Candidates attend the first presidential debate hosted by Fox News on Thursday, May 5, 2011. (Fox News/Fox News)

In their first formal debate, a group of GOP presidential contenders on Thursday hailed the death of Sept. 11 mastermind Osama bin Laden but said that long-awaited success has not tempered their view that President Obama has been weak in his international leadership.

Obama deserves credit for “making a tough call and being decisive as it related to finding and killing Osama bin Laden,” said former Minnesota governor Tim Pawlenty. But he added: “That moment is not the sum total of America’s foreign policy.”

Pawlenty contended that Obama as a candidate had opposed techniques that “led to bin Laden’s being identified and killed” — an apparent reference to harsh interrogation tactics — and he faulted the president for ceding the United Nations too much decision-making authority in Libya.

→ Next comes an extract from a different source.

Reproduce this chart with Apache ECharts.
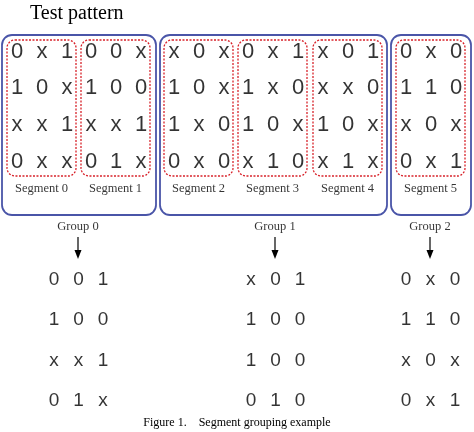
<!DOCTYPE html><html><head><meta charset="utf-8"><script src="https://cdn.jsdelivr.net/npm/echarts@6/dist/echarts.min.js"></script>
<style>html,body{margin:0;background:#fff}#c{width:474px;height:432px}</style></head><body><div id="c"></div><script>
const segments = [
 ["0x1","10x","xx1","0xx"],
 ["00x","100","xx1","01x"],
 ["x0x","10x","1x0","0x0"],
 ["0x1","1x0","10x","x10"],
 ["x01","xx0","10x","x1x"],
 ["0x0","110","x0x","0x1"]
];
const segmentLabels = ["Segment 0","Segment 1","Segment 2","Segment 3","Segment 4","Segment 5"];
const groups = [
 ["001","100","xx1","01x"],
 ["x01","100","100","010"],
 ["0x0","110","x0x","0x1"]
];
const groupLabels = ["Group 0","Group 1","Group 2"];
const title = "Test pattern";
const caption = "Figure 1.    Segment grouping example";

const segLeft=[7,81,164,238,313,396], segW=69, segTop=40, segH=136;
const segRowY=[52,88,125,162];
const grpBox=[[2,156],[160,387],[391,471]];
const grpX=[78,275,430];
const resRowY=[280,320,361,401];

const topPts=[],botPts=[];
segments.forEach((s,i)=>s.forEach((row,r)=>[...row].forEach((ch,c)=>topPts.push([segLeft[i]+10+c*25,segRowY[r],ch]))));
groups.forEach((g,i)=>g.forEach((row,r)=>[...row].forEach((ch,c)=>botPts.push([grpX[i]-24+c*24.5,resRowY[r],ch]))));
const serifTxt=[];
segmentLabels.forEach((t,i)=>serifTxt.push([segLeft[i]+segW/2,189,t]));
groupLabels.forEach((t,i)=>serifTxt.push([grpX[i],227,t]));

const g=[];
grpBox.forEach(b=>g.push({type:'rect',shape:{x:b[0],y:35,width:b[1]-b[0],height:180,r:10},style:{fill:'none',stroke:'#4a55a8',lineWidth:1.8}}));
segLeft.forEach(x=>g.push({type:'rect',shape:{x:x,y:segTop,width:segW,height:segH,r:8},style:{fill:'none',stroke:'#d8222a',lineWidth:1.3,lineDash:[2,1.5]}}));
grpX.forEach(x=>{g.push({type:'line',shape:{x1:x,y1:237,x2:x,y2:252},style:{stroke:'#000',lineWidth:1.2}});
 g.push({type:'polygon',shape:{points:[[x-3.5,250],[x+3.5,250],[x,259]]},style:{fill:'#000'}});});
g.push({type:'text',style:{x:30,y:4,text:title,font:'20px "Liberation Serif"',fill:'#000'}});
g.push({type:'text',style:{x:237,y:417,text:caption,font:'12px "Liberation Serif"',fill:'#000',align:'center'}});

const lab=(font,size)=>({show:true,position:'inside',formatter:p=>p.value[2],fontFamily:font,fontSize:size,color:'#000'});
const chart=echarts.init(document.getElementById('c'));
chart.setOption({animation:false,
 grid:{left:0,right:0,top:0,bottom:0},
 xAxis:{type:'value',min:0,max:474,show:false},
 yAxis:{type:'value',min:0,max:432,inverse:true,show:false},
 series:[
  {type:'scatter',symbolSize:0,data:topPts,label:lab('Liberation Sans',22)},
  {type:'scatter',symbolSize:0,data:botPts,label:lab('Liberation Sans',19)},
  {type:'scatter',symbolSize:0,data:serifTxt,label:lab('Liberation Serif',12.5)}
 ],
 graphic:g});
</script></body></html>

“If you look at what President Obama has done right in foreign policy,” added former Pennsylvania senator Rick Santorum, “it has been a continuation of Bush policies.”

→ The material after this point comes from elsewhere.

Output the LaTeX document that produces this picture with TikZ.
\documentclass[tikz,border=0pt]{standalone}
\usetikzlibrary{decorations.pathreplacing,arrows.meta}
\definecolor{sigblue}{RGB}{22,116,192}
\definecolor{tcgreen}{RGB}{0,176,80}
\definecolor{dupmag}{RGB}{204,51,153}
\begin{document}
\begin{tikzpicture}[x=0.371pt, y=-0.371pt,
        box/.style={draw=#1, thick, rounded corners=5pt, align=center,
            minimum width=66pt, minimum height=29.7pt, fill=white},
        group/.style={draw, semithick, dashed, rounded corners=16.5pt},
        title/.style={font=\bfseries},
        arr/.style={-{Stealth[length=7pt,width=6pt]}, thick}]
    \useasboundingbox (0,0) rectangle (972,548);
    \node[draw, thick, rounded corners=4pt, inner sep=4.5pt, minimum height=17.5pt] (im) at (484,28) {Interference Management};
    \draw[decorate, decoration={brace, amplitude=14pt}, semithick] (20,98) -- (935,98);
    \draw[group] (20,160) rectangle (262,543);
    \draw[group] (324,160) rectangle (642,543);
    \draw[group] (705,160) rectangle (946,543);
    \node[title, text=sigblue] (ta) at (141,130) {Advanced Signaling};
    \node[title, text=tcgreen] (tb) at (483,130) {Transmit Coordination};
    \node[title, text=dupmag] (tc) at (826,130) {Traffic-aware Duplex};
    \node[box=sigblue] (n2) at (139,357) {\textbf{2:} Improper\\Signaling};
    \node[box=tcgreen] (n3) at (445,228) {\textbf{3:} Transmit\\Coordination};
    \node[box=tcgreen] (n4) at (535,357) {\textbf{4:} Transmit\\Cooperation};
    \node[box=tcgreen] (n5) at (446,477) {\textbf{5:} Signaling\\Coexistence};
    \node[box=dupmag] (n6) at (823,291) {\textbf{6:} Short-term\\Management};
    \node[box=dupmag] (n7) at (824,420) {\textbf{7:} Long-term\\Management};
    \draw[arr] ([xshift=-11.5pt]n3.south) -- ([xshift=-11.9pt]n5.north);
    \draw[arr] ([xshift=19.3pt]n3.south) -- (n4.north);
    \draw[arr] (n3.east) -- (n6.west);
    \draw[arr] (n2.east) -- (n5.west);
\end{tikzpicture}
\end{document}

The fact that foreign policy questions dominated the kickoff debate, however, was evidence of how bin Laden’s killing has thrown the GOP presidential field off balance, if only temporarily. Domestic economic concerns had been expected to drive the presidential race.

To the degree they discussed the primary issue in the campaign — jobs and the economy — the candidates demonstrated few differences and focused instead on attacking Obama for failing to turn things around.

Only five potential candidates showed up for the debate, which was co-sponsored by Fox News Channel and the South Carolina Republican Party. Among them, Pawlenty is the only one considered to have a strong shot at the nomination. In addition to San­torum, the others were Rep. Ron Paul (Tex.), former New Mexico governor Gary Johnson and former Godfather’s Pizza chief executive Herman Cain, who is also a radio talk show host.

Among the missing, though considered likely to run, were former Massachusetts governor Mitt Romney and former House speaker Newt Gingrich.

There are a host of other possibly strong contenders in varying stages of deciding whether to make a bid: former Arkansas governor Mike Huckabee, Indiana Gov. Mitch Daniels, and former Utah governor and ambassador to China Jon Huntsman.

The day also brought a reminder of what the ultimate winner of the GOP nomination will be up against in trying to unseat an incumbent president, and why history has shown it is so difficult to beat one.

The power of the office was on abundant display as President Obama laid a wreath at Ground Zero in New York, honoring the dead of the Sept. 11 attacks four days after U.S. Navy SEALs raided bin Laden’s compound in Pakistan and killed the al-Qaeda leader.

Pawlenty has lately been taunting his would-be opponents to “get off the sidelines.”

In a commentary Thursday on the Daily Caller, a conservative Web site, Pawlenty warned: “Some candidates are skipping tonight’s Republican debate in South Carolina because they believe it’s ‘too soon’ to begin the presidential campaign against Barack Obama. I only hope that it’s not too late.”

Though the president has been saddled with a weak economy and an unpopular health-care plan, Pawlenty wrote, “He is an excellent campaigner who is already working hard to build the most expensive campaign in American history. Republicans will only win if we unite behind our conservative values and start the campaign against him now.”

The candidates were asked about their absent would-be opponents, and all of them did their best to stick to former President Ronald Reagan’s rule of not speaking ill of fellow Republicans.

Asked, for instance, whether his prospects would suffer if Huckabee decided to enter the race, Pawlenty said, “I love the Huck. I know him. He’s a good colleague of mine, [but] as I get better known, I’m getting more and more support and I think the momentum is on my side.”

Santorum, meanwhile, took a dig at Daniels’s suggestions that the Republican Party should keep its focus on economic issues and put less emphasis on social ones.

“Anybody who would suggest we call a truce on moral issues doesn’t understand what America’s all about,” Santorum said.

The presence of two libertarians — Paul and Johnson — in the relatively small group gave the debate a different emphasis, indeed one that is at odds with the GOP mainstream.

Paul expressed support for legalizing heroin, for instance, and Johnson restated his call for legalizing marijuana. And both are against continuing the war in Afghanistan.